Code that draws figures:
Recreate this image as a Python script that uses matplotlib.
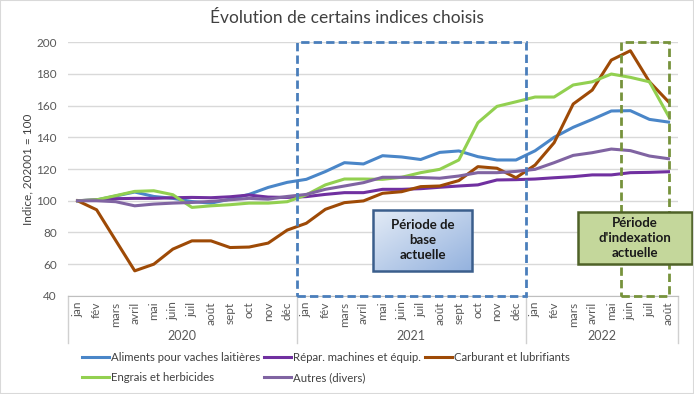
import matplotlib.pyplot as plt
import numpy as np
from matplotlib.patches import Rectangle
from matplotlib.colors import LinearSegmentedColormap
from matplotlib.transforms import blended_transform_factory

plt.rcParams['font.family'] = ['Lato', 'DejaVu Sans']

months = ["jan", "fév", "mars", "avril", "mai", "juin", "juil", "août", "sept", "oct", "nov", "déc"]
years = ["2020", "2021", "2022"]
month_labels = months + months + months[:8]

aliments = [100, 100.5, 103, 105.5, 102.7, 101.5, 99.5, 98.5, 101, 104, 108.4, 111.6,
            113.5, 118.4, 124, 123.2, 128.4, 127.6, 126, 130.5, 131.4, 127.8, 125.7, 125.7,
            131.5, 140, 146.3, 151.3, 156.6, 156.8, 151.3, 149.6]
repar = [100, 100.6, 101.3, 101.5, 101.5, 101.9, 102.1, 101.9, 102.5, 103.6, 102.3, 102.1,
         102.6, 104, 105.1, 105.1, 107.2, 107.2, 107.6, 108.5, 109.3, 110, 113.1, 113.3,
         113.7, 114.5, 115.2, 116.3, 116.3, 117.7, 117.9, 118.3]
carburant = [100, 94.3, 75, 55.8, 60, 69.5, 74.7, 74.7, 70.5, 70.8, 73.3, 81.5,
             85.8, 94.6, 98.8, 99.9, 104.7, 105.7, 108.9, 109.3, 112.7, 121.5, 120.5, 114.5,
             122.5, 136.6, 161, 169.8, 188.7, 194.6, 175, 162.4]
engrais = [100, 100.6, 103.2, 105.9, 106.3, 103.8, 95.8, 96.8, 97.5, 98.5, 98.5, 99.4,
           103.7, 110, 113.7, 113.7, 113.5, 114.8, 117.7, 119.8, 125.7, 149.2, 159.5, 162.4,
           165.4, 165.4, 173, 175, 179.9, 177.8, 175, 153.4]
autres = [100, 100, 99.4, 96.8, 97.9, 98.5, 98.9, 99.6, 100.6, 101.5, 101, 102.7,
          104, 107.2, 109.3, 111.4, 114.8, 114.8, 114.6, 114.2, 115.6, 117.7, 117.7, 118.5,
          119.8, 124, 128.6, 130.3, 132.6, 131.6, 128.2, 126.5]

series = [
    ("Aliments pour vaches laitières", aliments, "#4a86c8"),
    ("Répar. machines et équip.", repar, "#7030a0"),
    ("Carburant et lubrifiants", carburant, "#9e4a06"),
    ("Engrais et herbicides", engrais, "#92d050"),
    ("Autres (divers)", autres, "#8064a2"),
]

fig = plt.figure(figsize=(6.94, 3.94), dpi=100)
ax = fig.add_axes([0.098, 0.249, 0.879, 0.644])

x = np.arange(len(month_labels))
handles = {}
for name, vals, col in series:
    h, = ax.plot(x, vals, color=col, lw=2.2, solid_joinstyle='round', label=name)
    handles[name] = h

ax.set_yticks(range(40, 201, 20))
ax.yaxis.grid(True, color="#d9d9d9", lw=1)
ax.set_axisbelow(True)
for s in ["top", "right", "left"]:
    ax.spines[s].set_visible(False)
ax.spines["bottom"].set_color("#bfbfbf")
ax.tick_params(axis="y", length=0, labelsize=8.5, colors="#595959", pad=8)
ax.set_xticks(x)
ax.set_xticklabels(month_labels, rotation=90, fontsize=8.5, color="#595959")
ax.tick_params(axis="x", length=0, pad=4)
ax.set_ylabel("Indice, 202001 = 100", fontsize=8.5, color="#404040", labelpad=2)

# axe des catégories : séparateurs et années
trans = blended_transform_factory(ax.transData, ax.transAxes)
for b in [-0.5, 11.5, 23.5, 31.5]:
    ax.plot([b, b], [0, -0.185], transform=trans, color="#d0d0d0", lw=1, clip_on=False)
for i, yr in enumerate(years):
    start = i * 12 - 0.5
    end = min(start + 12, len(month_labels) - 0.5)
    ax.text((start + end) / 2, -0.16, yr, transform=trans, ha="center", va="center",
            fontsize=9, color="#595959")

# cadres en pointillés
ax.add_patch(Rectangle((11.5, 40), 12, 160, fill=False, ls=(0, (3, 1.5)), lw=2,
                       ec="#4a7ebb", clip_on=False, zorder=5))
ax.add_patch(Rectangle((28.5, 40), 2.5, 160, fill=False, ls=(0, (3, 1.5)), lw=2,
                       ec="#77933c", clip_on=False, zorder=5))

# encadrés de texte
grad = np.linspace(0, 1, 64).reshape(1, -1) + np.linspace(0, 1, 64).reshape(-1, 1)
cmap = LinearSegmentedColormap.from_list("bl", ["#e3ebf6", "#94b2de"])
ax.imshow(grad, extent=(15.5, 20.7, 55.8, 94.2), cmap=cmap, aspect="auto",
          origin="upper", zorder=6, clip_on=False)
ax.add_patch(Rectangle((15.5, 55.8), 5.2, 38.4, fill=False, lw=1.8, ec="#3b5e8c",
                       clip_on=False, zorder=7))
ax.text(18.1, 75, "Période de\nbase\nactuelle", ha="center", va="center", fontsize=9.5,
        fontweight="bold", color="#1a1a1a", zorder=8, linespacing=1.3)

ax.add_patch(Rectangle((26.26, 60.2), 5.95, 32.7, fc="#c4d79b", lw=1.8, ec="#4f6228",
                       clip_on=False, zorder=7))
ax.text(29.24, 76.6, "Période\nd'indexation\nactuelle", ha="center", va="center",
        fontsize=9.5, fontweight="bold", color="#1a1a1a", zorder=8, linespacing=1.3)

ax.set_xlim(-0.5, len(month_labels) - 0.5)
ax.set_ylim(40, 200)

fig.suptitle("Évolution de certains indices choisis", x=0.5, y=0.975, fontsize=12.5,
             color="#404040")

order = ["Aliments pour vaches laitières", "Engrais et herbicides",
         "Répar. machines et équip.", "Autres (divers)", "Carburant et lubrifiants"]
fig.legend([handles[n] for n in order], order, ncol=3, loc="upper left",
           bbox_to_anchor=(0.11, 0.12), frameon=False, fontsize=8.2,
           handlelength=2.35, handletextpad=0.15, columnspacing=0.4,
           labelspacing=0.75, borderpad=0, labelcolor="#404040")

fig.patches.append(Rectangle((0, 0), 1, 1, transform=fig.transFigure, fill=False,
                             ec="#d9d9d9", lw=1.5))

fig.savefig("out.png", dpi=100)
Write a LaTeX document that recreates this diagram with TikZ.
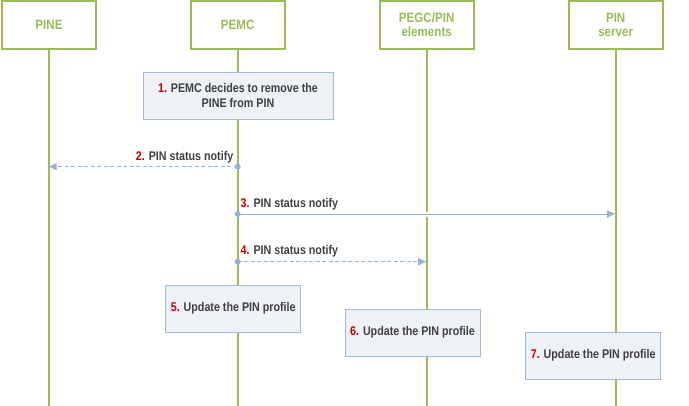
\documentclass[tikz,border=0pt]{standalone}
\usepackage{fontspec}
\setmainfont{Liberation Sans}
\newfontfamily\hdrfont[FakeStretch=0.86]{Liberation Sans}
\newfontfamily\stepfont[FakeStretch=0.85]{Liberation Sans}
\usetikzlibrary{arrows.meta}
\definecolor{lifegreen}{HTML}{9BBB59}
\definecolor{boxfill}{HTML}{EEF1F6}
\definecolor{boxdraw}{HTML}{A5BCD9}
\definecolor{msgblue}{HTML}{95B3D7}
\definecolor{numred}{HTML}{C00000}
\definecolor{txtgray}{HTML}{404040}
\tikzset{
  lifebox/.style={draw=lifegreen, line width=2pt, fill=white, minimum width=94pt, minimum height=48pt,
    text=lifegreen, font=\hdrfont\bfseries\fontsize{13.5}{15}\selectfont, align=center, inner sep=0pt},
  lifeline/.style={draw=lifegreen, line width=2pt},
  stepbox/.style={draw=boxdraw, line width=1pt, fill=boxfill, minimum height=47pt, inner sep=0pt,
    text=txtgray, font=\stepfont\bfseries\fontsize{12.6}{15}\selectfont, align=center},
  msg/.style={draw=msgblue, line width=1pt, -{Triangle[length=8pt,width=7pt]}},
  msgdash/.style={msg, dash pattern=on 4pt off 2.5pt},
  msglabel/.style={text=txtgray, font=\stepfont\bfseries\fontsize{12.6}{15}\selectfont, inner sep=0pt},
  dot/.style={circle, fill=msgblue, inner sep=0pt, minimum size=6pt}
}
\newcommand{\num}[1]{\textcolor{numred}{#1}}
\begin{document}
\begin{tikzpicture}[x=1pt,y=-1pt]
\useasboundingbox (0,0) rectangle (689,405);
% headers
\node[lifebox] (pine) at (49,25) {PINE};
\node[lifebox] (pemc) at (237.7,25) {PEMC};
\node[lifebox] (pegc) at (426.7,25) {PEGC/PIN\\[-1pt]elements};
\node[lifebox] (pins) at (615.7,25) {PIN\\[-1pt]server};
% lifeline ends
\coordinate (pineE) at (48.7,406);
\coordinate (pemcE) at (237.7,406);
\coordinate (pegcE) at (426.7,406);
\coordinate (pinsE) at (615.7,406);
\draw[lifeline] (pine.south -| pineE) -- (pineE);
\draw[lifeline] (pemc.south) -- (pemcE);
\draw[lifeline] (pegc.south) -- (pegcE);
\draw[lifeline] (pins.south) -- (pinsE);
% step boxes
\node[stepbox, minimum width=190pt] (s1) at (238,95.5) {\num{1.} PEMC decides to remove the\\PINE from PIN};
\node[stepbox, minimum width=135pt] (s5) at (233.2,308.5) {\num{5.} Update the PIN profile};
\node[stepbox, minimum width=135pt] (s6) at (412.5,332.5) {\num{6.} Update the PIN profile};
\node[stepbox, minimum width=135pt] (s7) at (593.2,355.5) {\num{7.} Update the PIN profile};
% messages
\coordinate (m2a) at (237.7,166.7);
\coordinate (m2b) at (48.7,166.7);
\coordinate (m3a) at (237.7,214);
\coordinate (m3b) at (615.2,214);
\coordinate (m4a) at (237.7,261.7);
\coordinate (m4b) at (426.2,261.7);
\fill[white] (424,211.5) rectangle (429.5,216.5);
\draw[msgdash] (m2a) -- (m2b);
\node[dot] (d2) at (m2a) {};
\draw[msg] (m3a) -- (m3b);
\node[dot] (d3) at (m3a) {};
\draw[msgdash] (m4a) -- (m4b);
\node[dot] (d4) at (m4a) {};
\node[msglabel, anchor=east] (l2) at (233.5,157) {\num{2.} PIN status notify};
\node[msglabel, anchor=west] (l3) at (240.5,204) {\num{3.} PIN status notify};
\node[msglabel, anchor=west] (l4) at (240.5,251.5) {\num{4.} PIN status notify};
\end{tikzpicture}
\end{document}
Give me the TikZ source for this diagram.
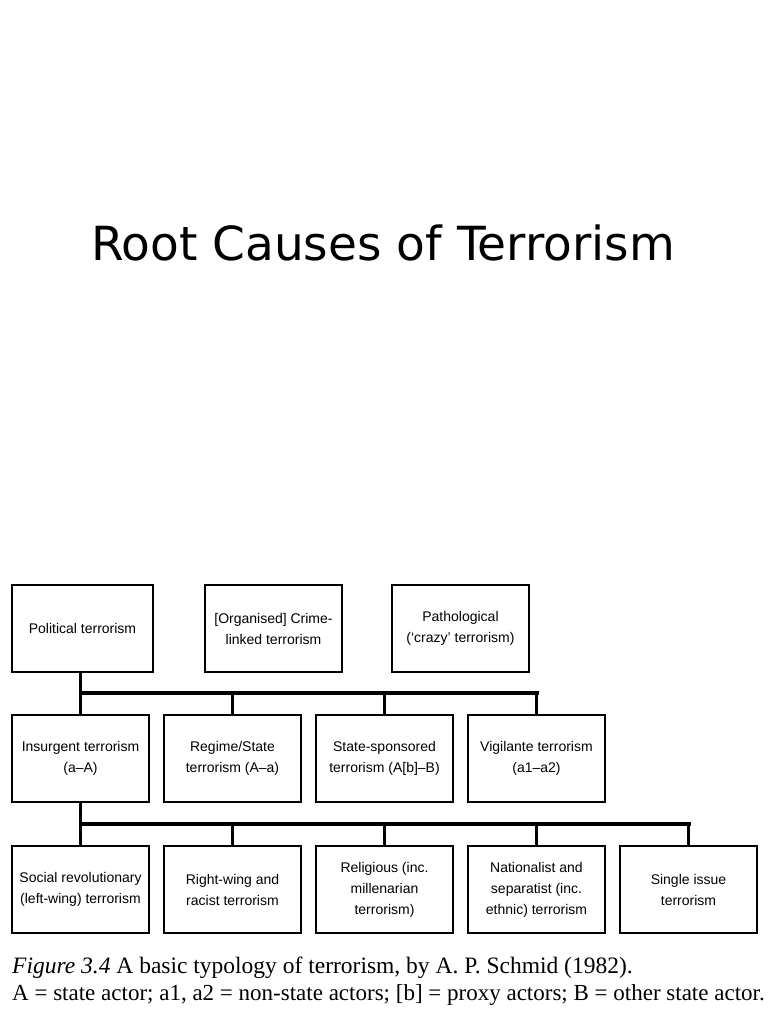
\documentclass[tikz,border=0pt]{standalone}
\usepackage{fontspec}
\setmainfont{Liberation Sans}
\newfontfamily\titlefont{DejaVu Sans}
\newfontfamily\capfont{Liberation Serif}
\begin{document}
\begin{tikzpicture}[x=1pt,y=-1pt,
  bx/.style={draw,line width=1.3pt,minimum width=137pt,minimum height=87pt,align=center,font=\fontsize{14}{21}\selectfont,inner sep=0pt},
  bar/.style={line width=3.2pt},
  lk/.style={line width=2.2pt}]
\useasboundingbox (0,0) rectangle (768,1024);
\node[font=\titlefont\fontsize{47}{54}\selectfont] (title) at (383,243) {Root Causes of Terrorism};
\node[bx,minimum width=141pt] (pol) at (82.5,628.5) {Political terrorism};
\node[bx] (crime) at (273.5,628.5) {[Organised] Crime-\\linked terrorism};
\node[bx] (path) at (460.5,628.5) {Pathological\\(‘crazy’ terrorism)};
\node[bx] (ins) at (80.5,758.5) {Insurgent terrorism\\(a–A)};
\node[bx] (reg) at (232.5,758.5) {Regime/State\\terrorism (A–a)};
\node[bx] (ss) at (384.5,758.5) {State-sponsored\\terrorism (A[b]–B)};
\node[bx] (vig) at (536.5,758.5) {Vigilante terrorism\\(a1–a2)};
\node[bx] (soc) at (80.5,889.5) {Social revolutionary\\(left-wing) terrorism};
\node[bx] (rw) at (232.5,889.5) {Right-wing and\\racist terrorism};
\node[bx] (rel) at (384.5,889.5) {Religious (inc.\\millenarian\\terrorism)};
\node[bx] (nat) at (536.5,889.5) {Nationalist and\\separatist (inc.\\ethnic) terrorism};
\node[bx] (sing) at (688.5,889.5) {Single issue\\terrorism};
\coordinate (b1l) at (80.5,693); \coordinate (b1r) at (537,693);
\coordinate (b2l) at (80.5,824); \coordinate (b2r) at (689,824);
\draw[bar] ([xshift=-1.6pt]b1l) -- ([xshift=1.6pt]b1r);
\draw[bar] ([xshift=-1.6pt]b2l) -- ([xshift=1.6pt]b2r);
\draw[lk] (pol.south -| b1l) -- (b1l);
\foreach \n in {ins,reg,ss,vig} \draw[lk] (\n.north) -- (\n.north |- b1l);
\draw[lk] (ins.south) -- (ins.south |- b2l);
\foreach \n in {soc,rw,rel,nat,sing} \draw[lk] (\n.north) -- (\n.north |- b2l);
\node[anchor=west,font=\capfont\fontsize{23.5}{27}\selectfont,inner sep=0pt] (cap1) at (12,968) {\textit{Figure 3.4} A basic typology of terrorism, by A. P. Schmid (1982).};
\node[anchor=west,font=\capfont\fontsize{23}{27}\selectfont,inner sep=0pt] (cap2) at (12,995) {A = state actor; a1, a2 = non-state actors; [b] = proxy actors; B = other state actor.};
\end{tikzpicture}
\end{document}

Exercise instructions:
Leave out the pictures, then repeat the listing above exactly from its first line to the line with "handles[name] = h", inclusive.

Complete answer:
Recreate this image as a Python script that uses matplotlib.
import matplotlib.pyplot as plt
import numpy as np
from matplotlib.patches import Rectangle
from matplotlib.colors import LinearSegmentedColormap
from matplotlib.transforms import blended_transform_factory

plt.rcParams['font.family'] = ['Lato', 'DejaVu Sans']

months = ["jan", "fév", "mars", "avril", "mai", "juin", "juil", "août", "sept", "oct", "nov", "déc"]
years = ["2020", "2021", "2022"]
month_labels = months + months + months[:8]

aliments = [100, 100.5, 103, 105.5, 102.7, 101.5, 99.5, 98.5, 101, 104, 108.4, 111.6,
            113.5, 118.4, 124, 123.2, 128.4, 127.6, 126, 130.5, 131.4, 127.8, 125.7, 125.7,
            131.5, 140, 146.3, 151.3, 156.6, 156.8, 151.3, 149.6]
repar = [100, 100.6, 101.3, 101.5, 101.5, 101.9, 102.1, 101.9, 102.5, 103.6, 102.3, 102.1,
         102.6, 104, 105.1, 105.1, 107.2, 107.2, 107.6, 108.5, 109.3, 110, 113.1, 113.3,
         113.7, 114.5, 115.2, 116.3, 116.3, 117.7, 117.9, 118.3]
carburant = [100, 94.3, 75, 55.8, 60, 69.5, 74.7, 74.7, 70.5, 70.8, 73.3, 81.5,
             85.8, 94.6, 98.8, 99.9, 104.7, 105.7, 108.9, 109.3, 112.7, 121.5, 120.5, 114.5,
             122.5, 136.6, 161, 169.8, 188.7, 194.6, 175, 162.4]
engrais = [100, 100.6, 103.2, 105.9, 106.3, 103.8, 95.8, 96.8, 97.5, 98.5, 98.5, 99.4,
           103.7, 110, 113.7, 113.7, 113.5, 114.8, 117.7, 119.8, 125.7, 149.2, 159.5, 162.4,
           165.4, 165.4, 173, 175, 179.9, 177.8, 175, 153.4]
autres = [100, 100, 99.4, 96.8, 97.9, 98.5, 98.9, 99.6, 100.6, 101.5, 101, 102.7,
          104, 107.2, 109.3, 111.4, 114.8, 114.8, 114.6, 114.2, 115.6, 117.7, 117.7, 118.5,
          119.8, 124, 128.6, 130.3, 132.6, 131.6, 128.2, 126.5]

series = [
    ("Aliments pour vaches laitières", aliments, "#4a86c8"),
    ("Répar. machines et équip.", repar, "#7030a0"),
    ("Carburant et lubrifiants", carburant, "#9e4a06"),
    ("Engrais et herbicides", engrais, "#92d050"),
    ("Autres (divers)", autres, "#8064a2"),
]

fig = plt.figure(figsize=(6.94, 3.94), dpi=100)
ax = fig.add_axes([0.098, 0.249, 0.879, 0.644])

x = np.arange(len(month_labels))
handles = {}
for name, vals, col in series:
    h, = ax.plot(x, vals, color=col, lw=2.2, solid_joinstyle='round', label=name)
    handles[name] = h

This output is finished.